I shoot a TC but my Dad has a Lyman they are just as good in my opinion. Personally I love the traditional. The whole point of Muzzleloading for me is the challenge of the old time technology. But from what I have seen the inlines are much more forgiving and less difficult to lean with the powder pellets and the extra hot primers.


----------



## Mezmarley (Nov 25, 2007)

If you're interested in building a .50, I'll make you a screaming deal on a TC Hawken Kit that a friend asked me to sell. Her father passed and had 3 kits still in the box sitting in the basement. 2 of them TC .50 Hawken, the other a .45 Lyman Plains. I've been doing some research on the kits and it seems to add to the experience for some folks who build their own. Send me a PM if you wish.


----------



## xxxxxxBirdDogger (Mar 7, 2008)

> Sounds like so far Thompson is the way to go, I seem to remember back in the day Knight was the first inline, are they not "The thing" anymore ?


Knight hasn't produced a rifle other than the Long Range Hunter in a year or more due to some shakeups and restructuring in the company, but they're back with a new lineup for 2011. Here is a link:
http://www.knightrifles.com/knight-guns-home
My personal belief is that Knight does make a better shooting rifle than T/C and I have owned more than one of each. The Green Mountain barrels are proofed stronger, they are *MADE IN AMERICA*, they come with a nice protective coating on the barrel, and are guaranteed accurate at 200 yards.

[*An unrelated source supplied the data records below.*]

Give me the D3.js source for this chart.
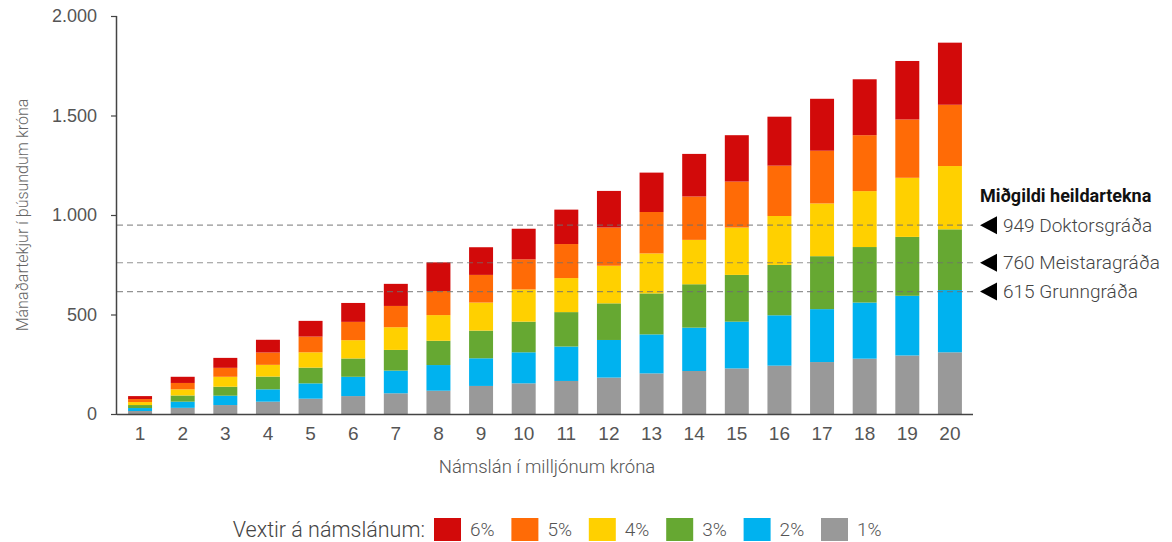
<!DOCTYPE html>
<html lang="is">
<head>
<meta charset="utf-8">
<script src="https://cdn.jsdelivr.net/npm/d3@7"></script>
<style>
  html, body { margin: 0; padding: 0; background: #fff; }
  svg { display: block; font-family: "Roboto", "Open Sans", sans-serif; }
</style>
</head>
<body>
<svg id="chart" width="1172" height="542"></svg>
<script>
// Námslán í milljónum króna
const loans = [1, 2, 3, 4, 5, 6, 7, 8, 9, 10, 11, 12, 13, 14, 15, 16, 17, 18, 19, 20];

// Hluti mánaðartekna (þús. kr.) fyrir hvert vaxtastig, staflað frá 1% upp í 6%
const rate1 = [15, 31, 45, 62, 77, 90, 104, 117, 141, 154, 166, 183, 204, 216, 229, 243, 261, 278, 294, 310];
const rate2 = [15, 31, 47, 62, 77, 97, 114, 129, 139, 156, 173, 189, 196, 218, 235, 253, 266, 282, 300, 313];
const rate3 = [15, 31, 45, 64, 79, 92, 104, 122, 139, 154, 173, 184, 206, 218, 235, 253, 266, 279, 296, 305];
const rate4 = [15, 31, 50, 59, 77, 92, 114, 129, 141, 162, 171, 189, 201, 223, 238, 246, 265, 281, 297, 318];
const rate5 = [15, 32, 45, 62, 79, 92, 107, 121, 139, 151, 171, 192, 208, 218, 231, 253, 265, 281, 293, 308];
const rate6 = [15, 31, 50, 64, 79, 95, 111, 144, 139, 154, 173, 184, 198, 214, 233, 246, 261, 281, 294, 312];

const rateKeys = ["1%", "2%", "3%", "4%", "5%", "6%"];
const rateColors = ["#999999", "#00b2ef", "#66a832", "#ffd000", "#ff6b06", "#d20a0a"];

// Miðgildi heildartekna eftir menntun
const medianValues = [949, 760, 615];
const medianLabels = ["Doktorsgráða", "Meistaragráða", "Grunngráða"];

const yTicks = [0, 500, 1000, 1500, 2000];

const svg = d3.select("#chart");
const margin = { left: 117, right: 199, top: 16, bottom: 128 };
const W = 1172, H = 542;

const rows = loans.map((l, i) => ({
  loan: l,
  "1%": rate1[i], "2%": rate2[i], "3%": rate3[i],
  "4%": rate4[i], "5%": rate5[i], "6%": rate6[i]
}));
const stacked = d3.stack().keys(rateKeys)(rows);

const x = d3.scaleBand()
  .domain(loans)
  .range([margin.left, W - margin.right])
  .paddingInner(0.4375)
  .paddingOuter(0.26);

const y = d3.scaleLinear()
  .domain([0, 2000])
  .range([H - margin.bottom, margin.top]);

const locale = d3.formatLocale({ decimal: ",", thousands: ".", grouping: [3], currency: ["", " kr."] });
const fmt = locale.format(",d");

// Súlur
const layers = svg.append("g")
  .selectAll("g")
  .data(stacked)
  .join("g")
  .attr("fill", (d, i) => rateColors[i]);

layers.selectAll("rect")
  .data(d => d)
  .join("rect")
  .attr("x", d => x(d.data.loan))
  .attr("width", x.bandwidth())
  .attr("y", d => y(d[1]))
  .attr("height", d => y(d[0]) - y(d[1]));

// Viðmiðunarlínur fyrir miðgildi tekna
svg.append("g")
  .selectAll("line")
  .data(medianValues)
  .join("line")
  .attr("x1", margin.left)
  .attr("x2", 976)
  .attr("y1", d => y(d))
  .attr("y2", d => y(d))
  .attr("stroke", "#6f6f6f")
  .attr("stroke-opacity", 0.75)
  .attr("stroke-width", 1.1)
  .attr("stroke-dasharray", "6,4");

// Y-ás
const yAxis = svg.append("g")
  .attr("transform", `translate(${margin.left},0)`)
  .call(d3.axisLeft(y).tickValues(yTicks).tickFormat(fmt).tickSize(6).tickPadding(14));
yAxis.select(".domain").attr("stroke", "#444").attr("stroke-width", 1.5).attr("d", `M-0.5,${y(0)}V${y(2000)}`);
yAxis.selectAll(".tick line").attr("stroke", "#444").attr("stroke-width", 1.2);
yAxis.selectAll(".tick text").attr("fill", "#555").attr("font-size", 18).attr("font-weight", 300);

// X-ás
const xAxis = svg.append("g")
  .attr("transform", `translate(0,${y(0)})`)
  .call(d3.axisBottom(x).tickSize(0).tickPadding(13));
xAxis.select(".domain").attr("stroke", "#444").attr("stroke-width", 1.5)
  .attr("d", `M${margin.left},0.5H${W - margin.right}`);
xAxis.selectAll(".tick text").attr("fill", "#555").attr("font-size", 19).attr("font-weight", 300);

// Ásaheiti
svg.append("text")
  .attr("transform", `translate(28,${(y(0) + y(2000)) / 2}) rotate(-90)`)
  .attr("text-anchor", "middle")
  .attr("fill", "#666")
  .attr("font-size", 16)
  .attr("font-weight", 300)
  .text("Mánaðartekjur í þúsundum króna");

svg.append("text")
  .attr("x", 547)
  .attr("y", 473)
  .attr("text-anchor", "middle")
  .attr("fill", "#555")
  .attr("font-size", 18.5)
  .attr("font-weight", 300)
  .text("Námslán í milljónum króna");

// Skýringar við viðmiðunarlínur
const ann = svg.append("g");
const annTitle = ann.append("text")
  .attr("x", 980)
  .attr("y", 202)
  .attr("fill", "#111")
  .attr("font-size", 18)
  .attr("font-weight", 700)
  .text("Miðgildi heildartekna");
// Fyrirsögnin má ekki ná út fyrir hægri brún
const maxTitle = W - 980 - 6;
const tw = annTitle.node().getComputedTextLength();
if (tw > maxTitle) annTitle.attr("font-size", 18 * maxTitle / tw);

const annRows = ann.selectAll("g.row")
  .data(medianValues.map((v, i) => ({ v, label: medianLabels[i] })))
  .join("g")
  .attr("class", "row")
  .attr("transform", d => `translate(0,${y(d.v)})`);

annRows.append("path")
  .attr("d", "M980,0L997,-9L997,9Z")
  .attr("fill", "#000");

annRows.append("text")
  .attr("x", 1003)
  .attr("dy", "0.35em")
  .attr("fill", "#444")
  .attr("font-size", 19)
  .attr("font-weight", 300)
  .text(d => `${d.v} ${d.label}`);

// Skýringartexti fyrir liti
const legend = svg.append("g").attr("transform", "translate(0,529)");
legend.append("text")
  .attr("x", 425)
  .attr("dy", "0.35em")
  .attr("text-anchor", "end")
  .attr("fill", "#444")
  .attr("font-size", 21.5)
  .attr("font-weight", 300)
  .text("Vextir á námslánum:");

const legendOrder = rateKeys.map((k, i) => ({ k, c: rateColors[i] })).reverse();
const item = legend.selectAll("g.item")
  .data(legendOrder)
  .join("g")
  .attr("class", "item")
  .attr("transform", (d, i) => `translate(${434 + i * 77.4},0)`);

item.append("rect")
  .attr("x", 0)
  .attr("y", -11)
  .attr("width", 27)
  .attr("height", 23)
  .attr("fill", d => d.c);

item.append("text")
  .attr("x", 36)
  .attr("dy", "0.35em")
  .attr("fill", "#555")
  .attr("font-size", 19)
  .attr("font-weight", 300)
  .text(d => d.k);
</script>
</body>
</html>
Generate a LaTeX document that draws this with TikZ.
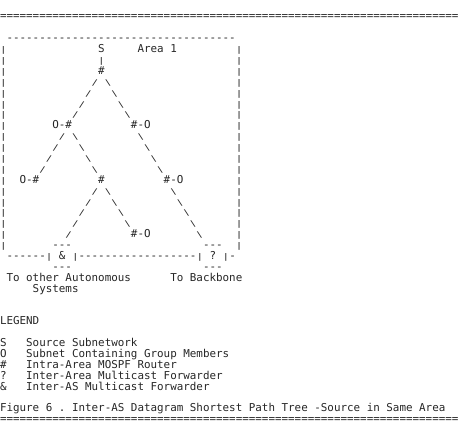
\documentclass[tikz,border=0pt]{standalone}
\usepackage{fontspec}
\setmonofont{DejaVu Sans Mono}
\usepackage{graphicx}
\usepackage{tikz}

% shorter stroke glyphs, as in the plain-text figure
\newcommand{\shortglyph}[1]{\scalebox{1}[0.72]{#1}}

\begin{document}
\begin{tikzpicture}[x=6.55pt, y=-10.89pt,
    ascii/.style={font=\ttfamily\fontsize{10.88}{10.89}\selectfont, text=black!85, anchor=base west, inner sep=0pt, outer sep=0pt}]
            \useasboundingbox (0,-1.83) rectangle (72.37,38.02);
            % Draw the top and bottom rules
            \foreach \c in {0,...,69} {
                \node[ascii] (topRule\c) at (\c,0) {=};
                \node[ascii] (botRule\c) at (\c,37) {=};
            }

            % Draw the area box
            \foreach \c in {1,...,35}
                \node[ascii] (boxTop\c) at (\c,2) {-};
            \foreach \r in {3,...,21} {
                \node[ascii] (boxL\r) at (0,\r) {\shortglyph{|}};
                \node[ascii] (boxR\r) at (36,\r) {\shortglyph{|}};
            }

            % Source and first router
            \node[ascii] (src) at (15,3) {S};
            \node[ascii] (area) at (21,3) {Area 1};
            \node[ascii] (srcLink) at (15,4) {\shortglyph{|}};
            \node[ascii] (rTop) at (15,5) {\#};
            \foreach \i in {1,...,4} {
                \node[ascii] (a\i) at (15-\i,5+\i) {\shortglyph{/}};
                \node[ascii] (b\i) at (15+\i,5+\i) {\shortglyph{\textbackslash}};
            }

            % Second level
            \node[ascii] (rLeft) at (8,10) {O-\#};
            \node[ascii] (rRight) at (20,10) {\#-O};
            \foreach \i in {1,...,4} {
                \node[ascii] (c\i) at (10-\i,10+\i) {\shortglyph{/}};
                \node[ascii] (d\i) at (10+\i,10+\i) {\shortglyph{\textbackslash}};
                \node[ascii] (e\i) at (20+\i,10+\i) {\shortglyph{\textbackslash}};
            }

            % Third level
            \node[ascii] (rLL) at (3,15) {O-\#};
            \node[ascii] (rLR) at (15,15) {\#};
            \node[ascii] (rRR) at (25,15) {\#-O};
            \foreach \i in {1,...,5} {
                \node[ascii] (f\i) at (15-\i,15+\i) {\shortglyph{/}};
                \node[ascii] (h\i) at (25+\i,15+\i) {\shortglyph{\textbackslash}};
            }
            \foreach \i in {1,...,4}
                \node[ascii] (g\i) at (15+\i,15+\i) {\shortglyph{\textbackslash}};
            \node[ascii] (rLRR) at (20,20) {\#-O};

            % Forwarders on the area border
            \node[ascii] (asTop) at (8,21) {---};
            \node[ascii] (abTop) at (31,21) {---};
            \node[ascii] (exitLine) at (1,22) {------\shortglyph{|} \& \shortglyph{|}------------------\shortglyph{|} ? \shortglyph{|}-};
            \node[ascii] (asBot) at (8,23) {---};
            \node[ascii] (abBot) at (31,23) {---};
            \node[ascii] (toAS) at (1,24) {To other Autonomous};
            \node[ascii] (toASb) at (5,25) {Systems};
            \node[ascii] (toBB) at (26,24) {To Backbone};

            % Legend
            \node[ascii] (legend) at (0,28) {LEGEND};
            \foreach \r/\k/\t in {30/S/Source Subnetwork,
                                  31/O/Subnet Containing Group Members,
                                  32/\#/Intra-Area MOSPF Router,
                                  33/?/Inter-Area Multicast Forwarder,
                                  34/\&/Inter-AS Multicast Forwarder} {
                \node[ascii] (key\r) at (0,\r) {\k};
                \node[ascii] (desc\r) at (4,\r) {\t};
            }

            % Caption
            \node[ascii] (caption) at (0,36) {Figure 6 . Inter-AS Datagram Shortest Path Tree -Source in Same Area};
        \end{tikzpicture}
\end{document}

Thompson Center has the market on convenience features, though. The T/C guns are easier to use and have lots of little features that make them really neat. T/C quality is unquestioned. Knight's focus is more on producing an accurate, long range shooter. They have some things like a special lug system and custom cast-off stocks that make shouldering the gun easier and reduce recoil. The Knight rifles are more difficult to clean and aren't as convenient to load.

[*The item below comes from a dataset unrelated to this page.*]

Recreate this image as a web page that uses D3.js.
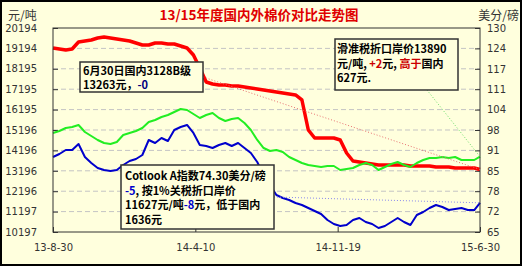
<!DOCTYPE html>
<html><head><meta charset="utf-8">
<script src="https://cdn.jsdelivr.net/npm/d3@7"></script>
<style>
html,body{margin:0;padding:0;background:#ffffdd;}
svg{display:block;}
</style></head>
<body>
<svg id="c" width="522" height="266"></svg>
<script>
// ---------- DATA ----------
const dates = ["2013-08-30","2013-09-09","2013-09-19","2013-09-29","2013-10-09","2013-10-19","2013-10-29","2013-11-08","2013-11-18","2013-11-28","2013-12-08","2013-12-18","2013-12-28","2014-01-07","2014-01-17","2014-01-27","2014-02-06","2014-02-16","2014-02-26","2014-03-08","2014-03-18","2014-03-28","2014-04-07","2014-04-17","2014-04-27","2014-05-07","2014-05-17","2014-05-27","2014-06-06","2014-06-16","2014-06-26","2014-07-06","2014-07-16","2014-07-26","2014-08-05","2014-08-15","2014-08-25","2014-09-04","2014-09-14","2014-09-24","2014-10-04","2014-10-14","2014-10-24","2014-11-03","2014-11-13","2014-11-23","2014-12-03","2014-12-13","2014-12-23","2015-01-02","2015-01-12","2015-01-22","2015-02-01","2015-02-11","2015-02-21","2015-03-03","2015-03-13","2015-03-23","2015-04-02","2015-04-12","2015-04-22","2015-05-02","2015-05-12","2015-05-22","2015-06-01","2015-06-11","2015-06-21","2015-06-30"];
// 国内3128B (元/吨)
const domestic = [19214,19165,19116,19165,19508,19557,19606,19704,19753,19704,19655,19606,19557,19459,19361,19361,19459,19459,19410,19410,19312,19214,18871,18234,17548,17450,17401,17401,17352,17352,17303,17254,17205,17156,17107,17058,17009,16960,16911,16666,15196,14803,14803,14803,14803,14705,14068,13676,13627,13577,13528,13480,13480,13480,13480,13480,13431,13431,13431,13431,13382,13382,13382,13333,13333,13333,13333,13263];
// 滑准税折口岸价 (元/吨)
const slidingTariff = [15049,15147,15294,15343,15441,15098,14901,14706,14558,14509,14607,14951,15049,15147,15294,15588,15686,15833,15930,16078,16225,16176,15980,15784,15930,16029,15784,15637,15735,15784,15539,15196,14706,14313,14166,14215,14117,13872,13725,13578,13480,13431,13382,13431,13431,13235,13284,13333,13480,13578,13480,13235,13382,13529,13627,13480,13382,13578,13725,13823,13823,13872,13823,13872,13725,13725,13725,13890];
// 1%关税折口岸价 (元/吨) — same curve as Cotlook A on the right axis
const onePctTariff = [13872,14019,14215,14215,14509,13872,13578,13333,13235,13186,13235,13480,13676,13774,13970,14706,14558,14803,14657,15196,15343,15441,15049,14460,14411,14313,14460,14558,14411,14558,14313,14068,13627,12990,12500,12010,11863,11765,11618,11520,11373,11226,11079,10785,10589,10491,10540,10785,10883,10687,10589,10393,10491,10687,10883,10687,10540,11030,11177,11373,11520,11422,11275,11324,11373,11275,11275,11627];

const leftTicks = [20194,19194,18195,17195,16195,15196,14196,13196,12196,11197,10197];
const rightTicks = [130,123.5,117,110.5,104,97.5,91,84.5,78,71.5,65];
const xTicks = ["2013-08-30","2014-04-10","2014-11-19","2015-06-30"];
const xTickLabels = ["13-8-30","14-4-10","14-11-19","15-6-30"];

const title = "13/15年度国内外棉价对比走势图";
const leftUnit = "元/吨", rightUnit = "美分/磅";

// ---------- LAYOUT ----------
const W = 522, H = 266;
const m = {l:53, r:480, t:28, b:232};
const parse = d3.timeParse("%Y-%m-%d");
const svg = d3.select("#c");
const FONT = "'DejaVu Sans', sans-serif";
const CJK = "'Noto Sans CJK SC', 'Noto Sans', sans-serif";

svg.append("rect").attr("x",1).attr("y",1).attr("width",W-2).attr("height",H-2)
  .attr("fill","#ffffdd").attr("stroke","#000").attr("stroke-width",2);

const x = d3.scaleTime().domain([parse(dates[0]), parse(dates[dates.length-1])]).range([m.l, m.r]);
const yL = d3.scaleLinear().domain([10197, 20194]).range([m.b, m.t]);
const yR = d3.scaleLinear().domain([65, 130]).range([m.b, m.t]);

// grid
svg.append("g").selectAll("line").data(leftTicks.slice(1,-1)).join("line")
  .attr("x1",m.l).attr("x2",m.r).attr("y1",d=>yL(d)).attr("y2",d=>yL(d))
  .attr("stroke","#c4c4c4").attr("stroke-width",1).attr("stroke-dasharray","5,3");

// axes
const axL = d3.axisLeft(yL).tickValues(leftTicks).tickSize(-5).tickPadding(16).tickFormat(d3.format("d"));
const gL = svg.append("g").attr("transform",`translate(${m.l},0)`).call(axL);
const axR = d3.axisRight(yR).tickValues(rightTicks).tickSize(-5).tickPadding(7).tickFormat(d=>Math.round(d));
const gR = svg.append("g").attr("transform",`translate(${m.r},0)`).call(axR);
const axB = d3.axisBottom(x).tickValues(xTicks.map(parse)).tickSize(-5).tickPadding(12)
  .tickFormat((d,i)=>xTickLabels[i]);
const gB = svg.append("g").attr("transform",`translate(0,${m.b})`).call(axB);
[gL,gR,gB].forEach(g=>{
  g.select(".domain").remove();
  g.selectAll("line").attr("stroke","#333");
  g.selectAll("text").attr("fill","#333").style("font-family",FONT).style("font-size","10px");
});

// series
const pts = vals => vals.map((v,i)=>[parse(dates[i]), v]);
const line = d3.line().x(d=>x(d[0])).y(d=>yL(d[1]));
svg.append("path").attr("d",line(pts(domestic))).attr("fill","none").attr("stroke","#ff0000").attr("stroke-width",3.5).attr("stroke-linejoin","round");
svg.append("path").attr("d",line(pts(slidingTariff))).attr("fill","none").attr("stroke","#22ee22").attr("stroke-width",2).attr("stroke-linejoin","round");
svg.append("path").attr("d",line(pts(onePctTariff))).attr("fill","none").attr("stroke","#0000cc").attr("stroke-width",2).attr("stroke-linejoin","round");

// frame
svg.append("rect").attr("x",m.l).attr("y",m.t).attr("width",m.r-m.l).attr("height",m.b-m.t)
  .attr("fill","none").attr("stroke","#333").attr("stroke-width",1);

// leader lines
const last = dates.length-1;
const endX = x(parse(dates[last]));
function leader(x1,y1,y2,color){
  svg.append("line").attr("x1",x1).attr("y1",y1).attr("x2",endX).attr("y2",y2)
    .attr("stroke",color).attr("stroke-width",1).attr("stroke-dasharray","1,2");
}
leader(203,77,yL(domestic[last]),"#e87070");
leader(427,90,yL(slidingTariff[last]),"#66dd66");
leader(274,197,yL(onePctTariff[last]),"#8888ee");

// annotation boxes
function box(bx,by,bw,bh,lines,tx,base,lh){
  svg.append("rect").attr("x",bx).attr("y",by).attr("width",bw).attr("height",bh)
    .attr("fill","#ffffdd").attr("stroke","#333").attr("stroke-width",1.5);
  lines.forEach((segs,i)=>{
    const t = svg.append("text").attr("x",tx).attr("y",base+i*lh)
      .style("font-family",CJK).style("font-size","11px").style("font-weight","bold");
    segs.forEach(s=>t.append("tspan").text(s[0]).attr("fill",s[1]||"#000"));
  });
}
box(80,62,123,30,[[["6月30日国内3128B级"]],[["13263元，"],["-0","#000080"]]],83,74.5,14.5);
box(335,39,123,51,[[["滑准税折口岸价13890"]],[["元/吨, "],["+2","#cc0000"],["元, "],["高于","#cc0000"],["国内"]],[["627元."]]],337,53,14.5);
box(121,165,153,64,[[["Cotlook A指数74.30美分/磅"]],[["-5","#0000cc"],[", 按1%关税折口岸价"]],[["11627元/吨"],["-8","#0000cc"],["元，低于国内"]],[["1636元"]]],125,180,14.6);

// titles
svg.append("text").attr("x",259).attr("y",20).attr("text-anchor","middle").text(title)
  .style("font-family",CJK).style("font-size","13.5px").style("font-weight","bold").attr("fill","#e00000");
svg.append("text").attr("x",8).attr("y",20).text(leftUnit)
  .style("font-family",CJK).style("font-size","12px").attr("fill","#333");
svg.append("text").attr("x",519).attr("y",20).attr("text-anchor","end").text(rightUnit)
  .style("font-family",CJK).style("font-size","12px").attr("fill","#333");
</script>
</body></html>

My summary= T/C rifles are more fun to shoot and less of a headache to clean. Knight riflles are built to be more accurate for long range shooting. Plus, Knight puts some gorgeous wood on their guns! Both are excellent, high quality rifles.


----------



## Mytoge Muley (Jan 11, 2011)

I shoot a CVA Kodiak magnum in the .50 cal and I sure love it. It has shot very well for me and I have alot of fun with it, took a deer and an elk with it this past season. I agree with huge though, I tried a few out before i bought this one, I try to shoot alot also. Look at thing as fine lined is how are they to clean, every detail can help you make a decision


----------



## quakeycrazy (Sep 18, 2007)

I second the Omega, great gun, lots of accessories and won't break the bank.


----------



## guner (Sep 25, 2007)

I really appreciate all the input guys....... I want a good gun, but money is definately a factor.
So do you guys think my decision for a .50 is good ? I figured it would be best for taking either deer or elk.


----------



## xxxxxxBirdDogger (Mar 7, 2008)

> So do you guys think my decision for a .50 is good ?


They do the trick! Keep your shots within reasonable distance and your deer and elk will hit the ground the same as if hit by a centerfire rifle bullet. I think where most people run into trouble on the muzzy hunt is when they start taking shots that are too far. The bullets lose velocity and accuracy much sooner than a centerfire bullet.


----------



## RobK (Jul 3, 2008)

quakeycrazy said:


> I second the Omega, great gun, lots of accessories and won't break the bank.


----------



## guner (Sep 25, 2007)

I really do thank you guys for the information..... Your not making it real easy to narrow it down though  But it looks like a large bunch like that Omega !


----------



## MarkM (Sep 7, 2007)

BirdDogger said:


> > Sounds like so far Thompson is the way to go, I seem to remember back in the day Knight was the first inline, are they not "The thing" anymore ?
> 
> 
> Knight hasn't produced a rifle other than the Long Range Hunter in a year or more due to some shakeups and restructuring in the company, but they're back with a new lineup for 2011. Here is a link:
> ...


I got a first hand look at the new Knights at the ATA show last month. They are very nice and seem to still habe that Knight quality. Plus the new Knight ramraods are awsome and made right here in SLC  .

I bought a CVA Accra last year that I have really liked and it shoots great but know i wished I would have waited on the new Knights.

Mark


----------